Wednesday, 24 June 2009

Adjournment

Invisible Children

7:45 pm

Photo of Kelvin ThomsonKelvin Thomson (Wills, Australian Labor Party) Share this | Hansard source

It was a great privilege for me to take part in the Invisible Children’s global campaign known as ‘the Rescue’ on a very cold night on 25 April in Royal Park in Melbourne. This was part of a 100-city, nine-country rally to demand attention for the plight of children abducted and forced to fight as soldiers in the Lord’s Resistance Army, the LRA, which has been terrorising Central East Africa over the last two decades.

Invisible Children is a social, political and global movement using the transformative power of story to change lives. Its enthusiasm and commitment is remarkable and inspiring. I congratulate Amy Shand, State Director of World Vision’s Vision Generation Victoria, and also a local constituent, Melissa Bottrell, on their work in mobilising these young people. Currently, Invisible Children is putting 740 kids through school and employs more than 250 men and women living in this war-torn region, with plans to see that number grow. The organisation is also rebuilding 11 war-affected schools. Programs on the ground were developed by the people of northern Uganda and seek to improve the quality of life for individuals through education, enhanced learning environments and innovative economic opportunities.

The Rescue required participants to ‘abduct themselves for the abducted’. Thousands of people travelled by foot to a location in each city that became their base, which they refused to leave until a politician or public figure ‘rescued’ them by making a public statement on behalf of child soldiers. The Rescue began in February with the launch of Invisible Children’s world tour to show their film The Rescue of Joseph Kony’s Child Soldiers. Volunteer representatives took the film to schools, churches, concerts and coffee shops throughout the United States, Canada, Mexico, Australia, New Zealand, the United Kingdom and Ireland with a call to action. The Rescue profiles elusive rebel LRA leader Joseph Kony and exposes groundbreaking testimonies from child soldiers forced to fight amongst the ranks of the LRA. This powerful 35-minute piece serves as a worldwide catalyst to combat apathy and injustice and empower a generation to take action about a forgotten war. The Invisible Children movement raises awareness through compelling documentary films, empowering individuals to use their time, talent and money to help make a difference.

For 23 years northern Uganda has been consumed by conflict, and more recently the LRA has spread its operations to the Democratic Republic of Congo, the Central African Republic and southern Sudan. Three current LRA leaders, including Joseph Kony, have outstanding arrest warrants against them issued by the International Criminal Court at The Hague for war crimes and crimes against humanity committed in Uganda. After Joseph Kony’s failure to sign a peace agreement in late November 2008, Uganda, Congo and southern Sudan organised a joint military campaign intended to defeat the LRA and capture the rebel leader. The LRA retaliated by murdering and displacing thousands of civilians and abducting hundreds of children to fight amongst its ranks. At the end of January, only 114 of those abducted had been rescued out of some 600 believed to be held still by the LRA.

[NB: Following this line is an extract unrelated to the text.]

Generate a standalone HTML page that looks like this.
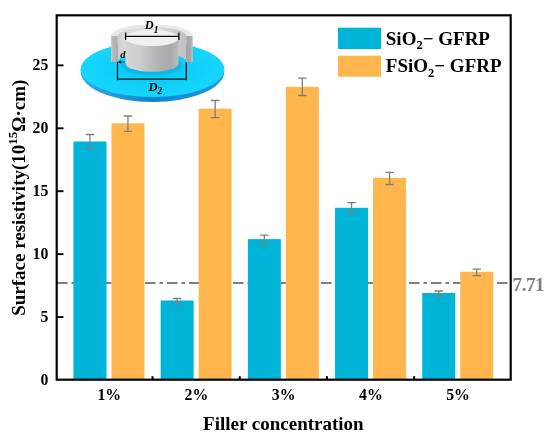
<!DOCTYPE html>
<html><head><meta charset="utf-8"><title>Surface resistivity</title>
<style>
html,body{margin:0;padding:0;background:#fff;}
svg{display:block;font-family:"Liberation Serif","DejaVu Serif",serif;font-weight:bold;}
</style></head><body>
<svg width="550" height="442" viewBox="0 0 550 442">
<defs>
<linearGradient id="cyl" x1="0" x2="1" y1="0" y2="0">
<stop offset="0" stop-color="#d6d5d6"/><stop offset="0.25" stop-color="#cfcecf"/><stop offset="0.6" stop-color="#b4b3b5"/><stop offset="0.85" stop-color="#a9a8aa"/><stop offset="1" stop-color="#bdbcbe"/>
</linearGradient>
<linearGradient id="ringin" x1="0" x2="1" y1="0" y2="0">
<stop offset="0" stop-color="#d0cccc"/><stop offset="0.12" stop-color="#dedbdb"/><stop offset="0.5" stop-color="#e6e3e3"/><stop offset="0.88" stop-color="#cbc7ca"/><stop offset="1" stop-color="#c2bec2"/>
</linearGradient>
<radialGradient id="disc" cx="0.5" cy="0.5" r="0.5">
<stop offset="0" stop-color="#08c6f4"/><stop offset="0.6" stop-color="#10d0f9"/><stop offset="1" stop-color="#16d6fb"/>
</radialGradient>
<linearGradient id="rim" x1="0" x2="1" y1="0" y2="0">
<stop offset="0" stop-color="#35a8ee"/><stop offset="0.5" stop-color="#0c86cf"/><stop offset="1" stop-color="#2298e0"/>
</linearGradient>
<linearGradient id="faceL" x1="0" x2="1" y1="0" y2="0">
<stop offset="0" stop-color="#cfcccc"/><stop offset="0.3" stop-color="#b9b6b7"/><stop offset="1" stop-color="#aeabac"/>
</linearGradient>
<linearGradient id="faceR" x1="0" x2="1" y1="0" y2="0">
<stop offset="0" stop-color="#a5a1a5"/><stop offset="0.7" stop-color="#aeaaae"/><stop offset="1" stop-color="#c8c4c8"/>
</linearGradient>
</defs>
<rect x="0" y="0" width="550" height="442" fill="#ffffff"/>

<line x1="57" y1="283.0" x2="510" y2="283.0" stroke="#7f7f7f" stroke-width="1.8" stroke-dasharray="10.5 4 3.5 4"/>
<rect x="73.45" y="141.50" width="33.0" height="238.20" fill="#00b4d8"/>
<path d="M89.95 134.50V149.10M85.75 134.50H94.15M85.75 149.10H94.15" stroke="#7f7f7f" stroke-width="1.3" fill="none"/>
<rect x="111.45" y="123.30" width="33.0" height="256.40" fill="#ffb74d"/>
<path d="M127.95 116.00V131.30M123.75 116.00H132.15M123.75 131.30H132.15" stroke="#7f7f7f" stroke-width="1.3" fill="none"/>
<rect x="160.65" y="300.50" width="33.0" height="79.20" fill="#00b4d8"/>
<path d="M177.15 298.50V303.80M172.95 298.50H181.35M172.95 303.80H181.35" stroke="#7f7f7f" stroke-width="1.3" fill="none"/>
<rect x="198.65" y="108.70" width="33.0" height="271.00" fill="#ffb74d"/>
<path d="M215.15 100.50V117.60M210.95 100.50H219.35M210.95 117.60H219.35" stroke="#7f7f7f" stroke-width="1.3" fill="none"/>
<rect x="247.85" y="239.10" width="33.0" height="140.60" fill="#00b4d8"/>
<path d="M264.35 235.10V244.00M260.15 235.10H268.55M260.15 244.00H268.55" stroke="#7f7f7f" stroke-width="1.3" fill="none"/>
<rect x="285.85" y="86.90" width="33.0" height="292.80" fill="#ffb74d"/>
<path d="M302.35 78.20V95.50M298.15 78.20H306.55M298.15 95.50H306.55" stroke="#7f7f7f" stroke-width="1.3" fill="none"/>
<rect x="335.05" y="207.80" width="33.0" height="171.90" fill="#00b4d8"/>
<path d="M351.55 202.70V213.30M347.35 202.70H355.75M347.35 213.30H355.75" stroke="#7f7f7f" stroke-width="1.3" fill="none"/>
<rect x="373.05" y="177.80" width="33.0" height="201.90" fill="#ffb74d"/>
<path d="M389.55 172.40V184.50M385.35 172.40H393.75M385.35 184.50H393.75" stroke="#7f7f7f" stroke-width="1.3" fill="none"/>
<rect x="422.25" y="293.00" width="33.0" height="86.70" fill="#00b4d8"/>
<path d="M438.75 291.00V296.30M434.55 291.00H442.95M434.55 296.30H442.95" stroke="#7f7f7f" stroke-width="1.3" fill="none"/>
<rect x="460.25" y="271.80" width="33.0" height="107.90" fill="#ffb74d"/>
<path d="M476.75 269.20V275.70M472.55 269.20H480.95M472.55 275.70H480.95" stroke="#7f7f7f" stroke-width="1.3" fill="none"/>
<g id="inset">
<!-- disc rim -->
<path d="M80.7 69.3 L80.7 71.5 A71.8 30.5 0 0 0 224.3 71.5 L224.3 69.3 Z" fill="url(#rim)"/>
<!-- disc top -->
<ellipse cx="152.5" cy="69.3" rx="71.8" ry="27.7" fill="url(#disc)"/>
<!-- soft shadow under cylinder -->
<ellipse cx="152" cy="65.5" rx="31" ry="10" fill="#00a8dc" opacity="0.45"/>
<!-- ring inner wall (back half) -->
<path d="M117.7 36 A34.3 9.6 0 0 1 186.3 36 L186.3 61.8 A34.3 9.6 0 0 0 117.7 61.8 Z" fill="url(#ringin)"/>
<!-- ring top surface -->
<path d="M111 36 A40.9 11.6 0 0 1 192.8 36 L186.3 36 A34.3 9.6 0 0 0 117.7 36 Z" fill="#e9e7e7"/>
<!-- ring cut faces -->
<rect x="111" y="36" width="6.7" height="25.8" fill="url(#faceL)"/>
<rect x="186.3" y="36" width="6.5" height="26.2" fill="url(#faceR)"/>
<!-- cylinder side -->
<path d="M125.4 38 L125.4 63.5 A26.6 8.3 0 0 0 178.6 63.5 L178.6 38 Z" fill="url(#cyl)"/>
<!-- cylinder top -->
<ellipse cx="152" cy="38" rx="26.6" ry="8" fill="#f1f0f1"/>
<!-- dimension lines -->
<path d="M125.6 36.4 H178.9 M125.6 32.6 V40 M178.9 32.6 V40" stroke="#0a0a0a" stroke-width="1.25" fill="none"/>
<path d="M117.5 62 V80.3 M186.3 62.3 V80.3 M117.5 79 H186.3" stroke="#0a0a0a" stroke-width="1.25" fill="none"/>
<path d="M118 62 L121.3 60.3 L121.3 63.7 Z" fill="#111"/>
<path d="M121 62 H125" stroke="#1a5fa8" stroke-width="1"/>
<text x="144.8" y="29.3" font-size="12.3" font-style="italic">D<tspan font-size="9.5" dy="3.2">1</tspan></text>
<text x="148.4" y="90.6" font-size="12.5" font-style="italic">D<tspan font-size="9.5" dy="3.2">2</tspan></text>
<text x="120.3" y="57.8" font-size="10.5" font-style="italic">d</text>
</g>

<rect x="56.7" y="15.3" width="454" height="364.4" fill="none" stroke="#000" stroke-width="2.2"/>
<line x1="57" y1="317.07" x2="63.5" y2="317.07" stroke="#000" stroke-width="1.9"/>
<line x1="57" y1="254.15" x2="63.5" y2="254.15" stroke="#000" stroke-width="1.9"/>
<line x1="57" y1="191.22" x2="63.5" y2="191.22" stroke="#000" stroke-width="1.9"/>
<line x1="57" y1="128.30" x2="63.5" y2="128.30" stroke="#000" stroke-width="1.9"/>
<line x1="57" y1="65.37" x2="63.5" y2="65.37" stroke="#000" stroke-width="1.9"/>
<text x="48.3" y="384.60" font-size="15.8" text-anchor="end">0</text>
<text x="48.3" y="321.67" font-size="15.8" text-anchor="end">5</text>
<text x="48.3" y="258.75" font-size="15.8" text-anchor="end">10</text>
<text x="48.3" y="195.82" font-size="15.8" text-anchor="end">15</text>
<text x="48.3" y="132.90" font-size="15.8" text-anchor="end">20</text>
<text x="48.3" y="69.97" font-size="15.8" text-anchor="end">25</text>
<line x1="152.55" y1="379" x2="152.55" y2="376.2" stroke="#000" stroke-width="2"/>
<line x1="239.75" y1="379" x2="239.75" y2="376.2" stroke="#000" stroke-width="2"/>
<line x1="326.95" y1="379" x2="326.95" y2="376.2" stroke="#000" stroke-width="2"/>
<line x1="414.15" y1="379" x2="414.15" y2="376.2" stroke="#000" stroke-width="2"/>
<text x="109.25" y="400.2" font-size="15.8" text-anchor="middle">1%</text>
<text x="196.45" y="400.2" font-size="15.8" text-anchor="middle">2%</text>
<text x="283.65" y="400.2" font-size="15.8" text-anchor="middle">3%</text>
<text x="370.85" y="400.2" font-size="15.8" text-anchor="middle">4%</text>
<text x="458.05" y="400.2" font-size="15.8" text-anchor="middle">5%</text>
<text x="283.4" y="430.2" font-size="19" text-anchor="middle">Filler concentration</text>
<text transform="translate(25.3 197.7) rotate(-90)" font-size="19" text-anchor="middle">Surface resistivity(10<tspan font-size="13" dy="-8">15</tspan><tspan dy="8">Ω·cm)</tspan></text>
<rect x="338" y="27.7" width="43" height="21.3" fill="#00b4d8"/>
<rect x="338" y="55.7" width="43" height="21" fill="#ffb74d"/>
<text x="385.8" y="44.5" font-size="19">SiO<tspan font-size="12.5" dy="4.5">2</tspan><tspan dy="-4.5">− GFRP</tspan></text>
<text x="385.8" y="72.3" font-size="19">FSiO<tspan font-size="12.5" dy="4.5">2</tspan><tspan dy="-4.5">− GFRP</tspan></text>
<text x="512.6" y="290.8" font-size="19.2" letter-spacing="-0.55" fill="#7f7f7f">7.71</text>
</svg></body></html>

A war originally contained within Uganda’s borders has now evolved into a widespread regional crisis. The UN Security Council needs to provide direction and additional resources, including further logistical capacity, to protect civilians at risk of LRA attack. As Human Rights Watch has pointed out, the armed conflict in northern Congo is governed by international humanitarian law, which applies both to states and to non-state armed groups such as the LRA. Uganda and Congo are both International Criminal Court state parties and are obliged to cooperate with the court, which includes executing warrants on LRA leaders. Emergency support must be given to UN agencies and local and international organisations such as Invisible Children to assist the victims and the communities affected by LRA of violence.

I commend Invisible Children’s efforts in providing education for those children formerly displaced and abducted and in facilitating their return to their original homes through economic development programs of financial training and successful sustainable businesses. I congratulate Invisible Children and I urge the federal government to do everything it can to secure the release of the child soldiers and enable them to recover the innocence which is their birthright. The invaluable work of Invisible Children has changed lives and restored hope to many who have been brutalised by this conflict.